I am investigating several suggested correlations between various prompt
gamma-ray emission parameters which, if credited, would provide redshift
estimates from the bursts' gamma-ray light curves alone. In particular, I apply
a correlation between the width of a GRB light curve's auto-correlation
function (ACF) and its time-dilation factor, 1+z, (Borgonovo 2004) to acquire
a redshift estimate for 223 BATSE GRBs. The above correlation suggests a
bimodal distribution of the width of the ACF in GRBs, dividing GRBs into
‘broad’ and ‘narrow’ bursts. A preliminary redshift estimate is required from
which to categorise a GRB's ‘type’, and for this I use two correlations that
relate a GRB's luminosity to the time lag between different energy channels
(Norris et al. 2000), and to a variability parameter of the light curve
(Reichart et al. 2001).
Using the 223 GRB redshifts and luminosities derived from the above method, a
local luminosity function can be constructed with which I am investigating
the overall luminosity function assuming the GRB formation rate follows the
star formation rate (SFR), of which there are several parameterisations.

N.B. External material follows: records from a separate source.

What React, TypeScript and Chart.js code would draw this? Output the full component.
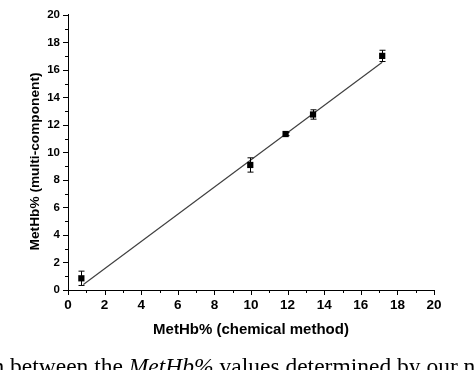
import React, { useEffect, useRef } from "react";
import { Chart, registerables } from "chart.js";

Chart.register(...registerables);

// Data
const chemicalX = [0.73, 9.96, 11.89, 13.39, 17.17];
const multiY = [0.85, 9.09, 11.34, 12.76, 17.02];
const yErr = [0.52, 0.52, 0.12, 0.34, 0.41];
const fitX = [0.84, 17.17];
const fitY = [0.4, 16.55];
const xTickValues = [0, 2, 4, 6, 8, 10, 12, 14, 16, 18, 20];
const yTickValues = [0, 2, 4, 6, 8, 10, 12, 14, 16, 18, 20];
const xTitle = "MetHb% (chemical method)";
const yTitle = "MetHb% (multi-component)";

const FONT = "'Liberation Sans', Arial, sans-serif";

const decorPlugin = {
  id: "decor",
  afterDatasetsDraw(chart: any) {
    const { ctx, scales } = chart;
    const x = scales.x;
    const y = scales.y;
    ctx.save();
    ctx.strokeStyle = "#000";
    ctx.lineWidth = 1;
    chemicalX.forEach((v, i) => {
      const px = Math.round(x.getPixelForValue(v)) + 0.5;
      const top = y.getPixelForValue(multiY[i] + yErr[i]);
      const bot = y.getPixelForValue(multiY[i] - yErr[i]);
      ctx.beginPath();
      ctx.moveTo(px, top);
      ctx.lineTo(px, bot);
      ctx.moveTo(px - 3, top);
      ctx.lineTo(px + 3, top);
      ctx.moveTo(px - 3, bot);
      ctx.lineTo(px + 3, bot);
      ctx.stroke();
    });
    ctx.restore();
  },
  afterDraw(chart: any) {
    const { ctx, chartArea, scales } = chart;
    const x = scales.x;
    const y = scales.y;
    ctx.save();
    ctx.strokeStyle = "#000";
    ctx.lineWidth = 1;
    ctx.beginPath();
    const xMin = xTickValues[0];
    const xMax = xTickValues[xTickValues.length - 1];
    for (let v = xMin; v <= xMax; v += 1) {
      const len = xTickValues.includes(v) ? 5 : 3;
      const px = Math.round(x.getPixelForValue(v)) + 0.5;
      ctx.moveTo(px, chartArea.bottom);
      ctx.lineTo(px, chartArea.bottom + len);
    }
    const yMin = yTickValues[0];
    const yMax = yTickValues[yTickValues.length - 1];
    for (let v = yMin; v <= yMax; v += 1) {
      const len = yTickValues.includes(v) ? 5 : 3;
      const py = Math.round(y.getPixelForValue(v)) + 0.5;
      ctx.moveTo(chartArea.left, py);
      ctx.lineTo(chartArea.left - len, py);
    }
    ctx.stroke();

    // y axis title
    ctx.fillStyle = "#000";
    ctx.font = `bold 13.7px ${FONT}`;
    ctx.textAlign = "center";
    ctx.textBaseline = "alphabetic";
    ctx.translate(chartArea.left - 29.2, (chartArea.top + chartArea.bottom) / 2 + 9);
    ctx.rotate(-Math.PI / 2);
    ctx.fillText(yTitle, 0, 0);
    ctx.restore();
  },
};

export default function App() {
  const canvasRef = useRef<HTMLCanvasElement | null>(null);

  useEffect(() => {
    if (!canvasRef.current) return;
    const chart = new Chart(canvasRef.current, {
      type: "scatter",
      data: {
        datasets: [
          {
            label: "points",
            data: chemicalX.map((v, i) => ({ x: v, y: multiY[i] })),
            pointStyle: "rect",
            pointRadius: 4.4,
            pointHoverRadius: 4.4,
            backgroundColor: "#000",
            borderColor: "#000",
            borderWidth: 0,
            showLine: false,
          },
          {
            label: "fit",
            data: fitX.map((v, i) => ({ x: v, y: fitY[i] })),
            showLine: true,
            pointRadius: 0,
            borderColor: "#404040",
            borderWidth: 1.2,
            backgroundColor: "#404040",
          },
        ],
      },
      options: {
        responsive: false,
        animation: false,
        devicePixelRatio: 1,
        layout: { padding: { left: 0, top: 8, right: 40, bottom: 0 } },
        plugins: {
          legend: { display: false },
          tooltip: { enabled: false },
        },
        scales: {
          x: {
            type: "linear",
            min: xTickValues[0],
            max: xTickValues[xTickValues.length - 1],
            afterFit: (scale: any) => {
              scale.height = 80;
            },
            afterBuildTicks: (scale: any) => {
              scale.ticks = xTickValues.map((v) => ({ value: v }));
            },
            grid: { display: false, drawTicks: false },
            border: { display: true, color: "#000", width: 1 },
            ticks: {
              color: "#000",
              padding: 7,
              maxRotation: 0,
              autoSkip: false,
              font: { family: FONT, size: 13.5, weight: "bold" },
            },
            title: {
              display: true,
              text: xTitle,
              color: "#000",
              padding: { top: 0, bottom: 31 },
              font: { family: FONT, size: 15, weight: "bold" },
            },
          },
          y: {
            type: "linear",
            min: yTickValues[0],
            max: yTickValues[yTickValues.length - 1],
            afterFit: (scale: any) => {
              scale.width = 68;
            },
            afterBuildTicks: (scale: any) => {
              scale.ticks = yTickValues.map((v) => ({ value: v }));
            },
            grid: { display: false, drawTicks: false },
            border: { display: true, color: "#000", width: 1 },
            ticks: {
              color: "#000",
              padding: 8,
              autoSkip: false,
              font: { family: FONT, size: 11.5, weight: "bold" },
            },
            title: { display: false },
          },
        },
      },
      plugins: [decorPlugin],
    } as any);
    return () => chart.destroy();
  }, []);

  return (
    <div
      style={{
        position: "fixed",
        left: 0,
        top: 0,
        width: 474,
        height: 370,
        overflow: "hidden",
        background: "#fff",
      }}
    >
      <canvas
        ref={canvasRef}
        width={474}
        height={370}
        style={{ position: "absolute", left: 0, top: 0, width: 474, height: 370 }}
      />
      <div
        style={{
          position: "absolute",
          left: -7.6,
          top: 354.5,
          whiteSpace: "nowrap",
          fontFamily: "'Liberation Serif', 'Times New Roman', serif",
          fontSize: 23.5,
          lineHeight: "23.5px",
          color: "#000",
        }}
      >
        n between the <i>MetHb%</i> values determined by our novel method
      </div>
    </div>
  );
}
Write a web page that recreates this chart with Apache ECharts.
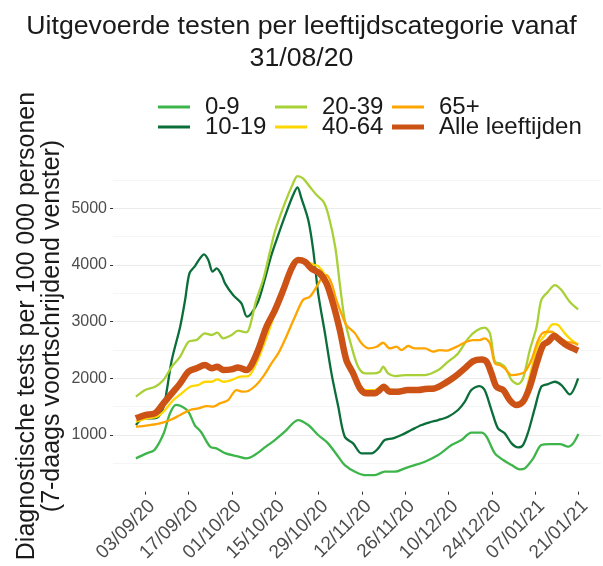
<!DOCTYPE html>
<html><head><meta charset="utf-8">
<script src="https://cdn.jsdelivr.net/npm/echarts@6/dist/echarts.min.js"></script>
<style>html,body{margin:0;padding:0;background:#fff}#c{width:603px;height:566px}</style>
</head><body><div id="c"></div>
<script>
// x values: days since 31/08/20
const tickDays = [3,17,31,45,59,73,87,101,115,129,143];
const tickLabels = ['03/09/20','17/09/20','01/10/20','15/10/20','29/10/20','12/11/20','26/11/20','10/12/20','24/12/20','07/01/21','21/01/21'];
const yTicks = [1000,2000,3000,4000,5000];
const seriesNames = ['0-9','10-19','20-39','40-64','65+','Alle leeftijden'];
const seriesColors = ['#3db54a','#0b6e3a','#a8d037','#ffd700','#ffa500','#cc5216'];

const s0_9 = [[0,588],[3.5,676],[6,735],[9,1030],[11,1380],[13,1530],[15,1500],[17,1410],[19,1176],[21,1058],[24,794],[26,764],[29,676],[32.5,629],[35.7,588],[38.4,647],[42,794],[44.9,911],[48.1,1058],[52.4,1264],[55.7,1176],[58.9,1000],[62.1,853],[65.4,617],[67.5,470],[70.8,353],[74,294],[77.2,294],[80.4,353],[83.7,353],[86.9,412],[90.1,470],[93.4,529],[97.7,647],[102,823],[105.2,911],[108.4,1041],[111.7,1041],[113.3,970],[116,676],[118.7,559],[121.4,470],[124,394],[125.7,412],[128.4,588],[131,823],[133.7,841],[137,841],[139.7,794],[141.3,853],[143,1017]];
const s10_19 = [[0,1176],[2.5,1294],[5.7,1294],[7.3,1323],[9,1500],[10,1793],[11.6,2323],[14.3,2911],[15.9,3381],[17.3,3851],[19.1,3981],[20.7,4116],[22,4187],[23.4,4087],[24.8,3881],[26.1,3940],[27.7,3822],[28.8,3675],[31.4,3469],[34.1,3322],[35.9,3087],[37.3,3146],[39.5,3352],[41.6,3734],[43.8,4175],[46.2,4560],[48.1,4851],[50.8,5233],[52.2,5368],[53.5,5174],[55.7,4792],[57.3,4263],[58.9,3499],[61.1,2793],[63.2,2087],[65.4,1499],[67.5,970],[70.2,853],[72.9,676],[76.1,676],[78.3,764],[80.4,911],[83.1,941],[85.8,1000],[89,1088],[92.3,1176],[95,1225],[97.7,1264],[100.9,1323],[104.1,1441],[106.3,1588],[108.4,1793],[111.1,1864],[112.7,1793],[114.9,1441],[117,1117],[119.2,1029],[121.4,853],[123.5,782],[125.1,823],[126.8,1058],[128.9,1470],[131,1852],[133.2,1899],[135.4,1940],[137.5,1882],[140.2,1717],[142.9,1999]];
const s20_39 = [[0,1676],[3,1793],[6.2,1852],[8.9,1970],[11.6,2205],[14.3,2381],[17,2646],[19.6,2675],[22.3,2793],[24.5,2764],[26.3,2805],[28.2,2705],[30.9,2764],[33,2840],[35.7,2811],[36.8,2911],[38.9,3381],[41.1,3734],[43.2,4204],[44.9,4586],[48.1,5086],[50.8,5439],[52.2,5568],[54,5527],[56.2,5380],[58.4,5233],[60.6,5116],[62.2,4880],[64.4,4322],[66,3616],[67.5,3028],[69.7,2558],[71.8,2205],[74,2087],[76.7,2087],[78.8,2117],[79.9,2205],[81.5,2087],[83.7,2040],[86.9,2058],[90.1,2058],[93.4,2058],[97.7,2146],[100.9,2293],[104.1,2440],[107.4,2705],[110,2840],[112.7,2893],[114.4,2793],[116,2293],[117.6,2264],[119.2,2205],[121.4,1970],[123.5,1899],[125.1,1999],[127.3,2499],[129.5,2911],[131,3381],[133.2,3528],[135.4,3646],[137.5,3557],[140.2,3352],[142.9,3216]];
const s40_64 = [[0,1235],[3.5,1294],[6.8,1323],[8.9,1411],[12.1,1617],[14.8,1735],[17.5,1852],[20.2,1882],[22.3,1940],[24.5,1940],[26.3,1982],[28.2,1940],[30.9,1970],[33.6,2029],[36.3,2040],[38.4,2205],[41.1,2558],[43.8,2969],[46,3322],[48,3600],[51.4,4087],[54.6,4070],[57.8,3998],[58.9,3981],[61.1,3822],[63.2,3499],[65.4,3028],[67.5,2440],[69.7,2146],[71.8,1882],[74.5,1793],[77.2,1793],[80.1,1882],[82,1805],[84.7,1790],[87.8,1815],[91.2,1815],[93.4,1830],[96.6,1840],[99.8,1930],[103.1,2050],[106.3,2190],[109,2320],[111.7,2350],[113.3,2310],[114.9,2100],[116.5,1870],[118.7,1810],[120.8,1640],[123,1550],[125.1,1610],[127.3,2050],[128.5,2300],[130,2600],[132.2,2764],[134.8,2958],[136.5,2940],[138.6,2793],[140.8,2675],[142.9,2599]];
const s65 = [[0,1147],[4.6,1176],[7.8,1205],[11.1,1264],[14.3,1352],[17.5,1441],[20.2,1470],[22.9,1511],[25,1500],[27.1,1558],[29.8,1617],[32.5,1793],[34.7,1764],[36.3,1776],[38.9,1882],[41.1,2029],[43.8,2264],[46,2440],[48.1,2675],[51.4,3087],[54,3381],[56.2,3440],[58.4,3616],[60,3763],[61.6,3822],[63.2,3675],[64.8,3381],[66.4,3146],[68,2940],[70.8,2793],[72.9,2617],[75.1,2528],[77.8,2558],[79.9,2628],[82,2528],[84.2,2558],[85.8,2499],[88,2570],[90.1,2528],[93.4,2528],[96,2470],[98.2,2499],[100.4,2487],[102.5,2528],[104.1,2570],[106.8,2646],[109,2675],[111.1,2675],[112.7,2705],[114.4,2617],[116,2264],[117.6,2234],[119.2,2176],[121.4,2058],[124,2076],[125.7,2117],[127.8,2323],[130,2675],[131.6,2805],[134.3,2822],[136.5,2734],[139.1,2646],[141.3,2628],[142.9,2587]];
const sAll = [[0,1294],[3,1352],[6.2,1382],[8.9,1558],[11.6,1735],[14.3,1911],[17,2117],[19.6,2176],[22.3,2234],[24.5,2176],[26.3,2205],[28.2,2146],[30.9,2158],[33,2193],[35.7,2146],[37.3,2234],[39.5,2499],[42.2,2911],[44.9,3200],[47.6,3557],[50.3,3940],[52.4,4087],[54.6,4057],[56.7,3940],[59.4,3851],[61.6,3675],[63.7,3322],[65.9,2852],[68,2323],[70.2,2087],[72.4,1823],[74.5,1735],[77.2,1735],[78.8,1793],[80.1,1852],[82,1764],[84.7,1764],[87.8,1793],[91.2,1793],[93.4,1811],[96.6,1823],[99.8,1911],[103.1,2029],[106.3,2176],[109,2305],[111.7,2334],[113.3,2293],[114.9,2087],[116.5,1852],[118.7,1793],[120.8,1617],[123,1529],[125.1,1588],[127.3,1852],[129.5,2264],[131.6,2587],[133.2,2646],[135.2,2746],[137,2675],[139.1,2587],[141.3,2528],[142.9,2487]];

const seriesData = [s0_9, s10_19, s20_39, s40_64, s65, sAll];
const FONT = 'Liberation Sans, Arial, sans-serif';
const MAJ = '#ebebeb', MIN = '#f3f3f3', T = 'transparent';

const legendPos = [[158,107],[158,127],[275,107],[275,127],[392,107],[392,127]];
const legends = seriesNames.map((n,i)=>({
  data:[n], left: legendPos[i][0], top: legendPos[i][1]-12, padding:0,
  icon:'rect', itemWidth:32, itemHeight: i===5?5:3,
  itemStyle:{color:seriesColors[i]},
  textStyle:{fontSize:24, color:'#1a1a1a', fontFamily:FONT, padding:[0,0,0,10]}
}));

const chart = echarts.init(document.getElementById('c'), null, {renderer:'canvas'});
chart.setOption({
  animation:false,
  backgroundColor:'#fff',
  title:{text:'Uitgevoerde testen per leeftijdscategorie vanaf\n31/08/20', left:'center', top:6,
    textStyle:{fontSize:26.7, fontWeight:'normal', color:'#1a1a1a', fontFamily:FONT, lineHeight:32}},
  legend: legends,
  grid:{left:113, right:2, top:161, bottom:74.3, containLabel:false, outerBoundsMode:'none'},
  xAxis:{type:'value', min:-7.4, max:150.3,
    axisLine:{show:false, onZero:false}, splitLine:{show:false},
    axisTick:{show:true, customValues:tickDays, length:3, lineStyle:{color:'#333'}},
    axisLabel:{customValues:tickDays, rotate:45, margin:5, fontSize:19, color:'#4d4d4d', fontFamily:FONT,
      verticalAlign:'top', align:'right',
      formatter:v=>tickLabels[tickDays.indexOf(Math.round(v))]}},
  yAxis:[
    {type:'value', min:0, max:5834, interval:500, position:'left',
      axisLine:{show:false, onZero:false}, splitLine:{show:false},
      axisTick:{show:true, customValues:yTicks, length:3, lineStyle:{color:'#333'}},
      axisLabel:{customValues:yTicks, margin:6, fontSize:16, color:'#4d4d4d', fontFamily:FONT,
        formatter:v=>String(Math.round(v))}},
    {type:'value', min:0, max:5834, interval:1000, position:'left',
      axisLine:{show:false, onZero:false}, axisTick:{show:false}, axisLabel:{show:false},
      splitLine:{show:true, lineStyle:{color:[T,MAJ,MAJ,MAJ,MAJ,MAJ,T], width:1.2}}},
    {type:'value', min:0, max:5834, interval:500, position:'left',
      axisLine:{show:false, onZero:false}, axisTick:{show:false}, axisLabel:{show:false},
      splitLine:{show:true, lineStyle:{color:[T,MIN,T,MIN,T,MIN,T,MIN,T,MIN,T,MIN,T], width:0.8}}}
  ],
  graphic:[{type:'text', x:40, y:326, rotation:Math.PI/2,
    style:{text:'Diagnostische tests per 100 000 personen\n(7-daags voortschrijdend venster)',
      font:'25px '+FONT, fill:'#1a1a1a', align:'center', verticalAlign:'middle', lineHeight:25}}],
  series: seriesNames.map((n,i)=>({
    name:n, type:'line', data:seriesData[i], xAxisIndex:0, yAxisIndex:0,
    symbol:'none', smooth:0.3, color:seriesColors[i],
    lineStyle:{width: i===5?6.5:2.3, color:seriesColors[i]}, z: 2+i
  }))
});
</script></body></html>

Although the level of agreement between my results and other suggested GRB
luminosity functions should provide an indication of the validity of the
redshift estimate method used, satisfactory credence cannot be assigned to the
correlations mentioned until a greater number of GRBs with measured redshifts
are detected from which the empirical relations observed can be strengthened.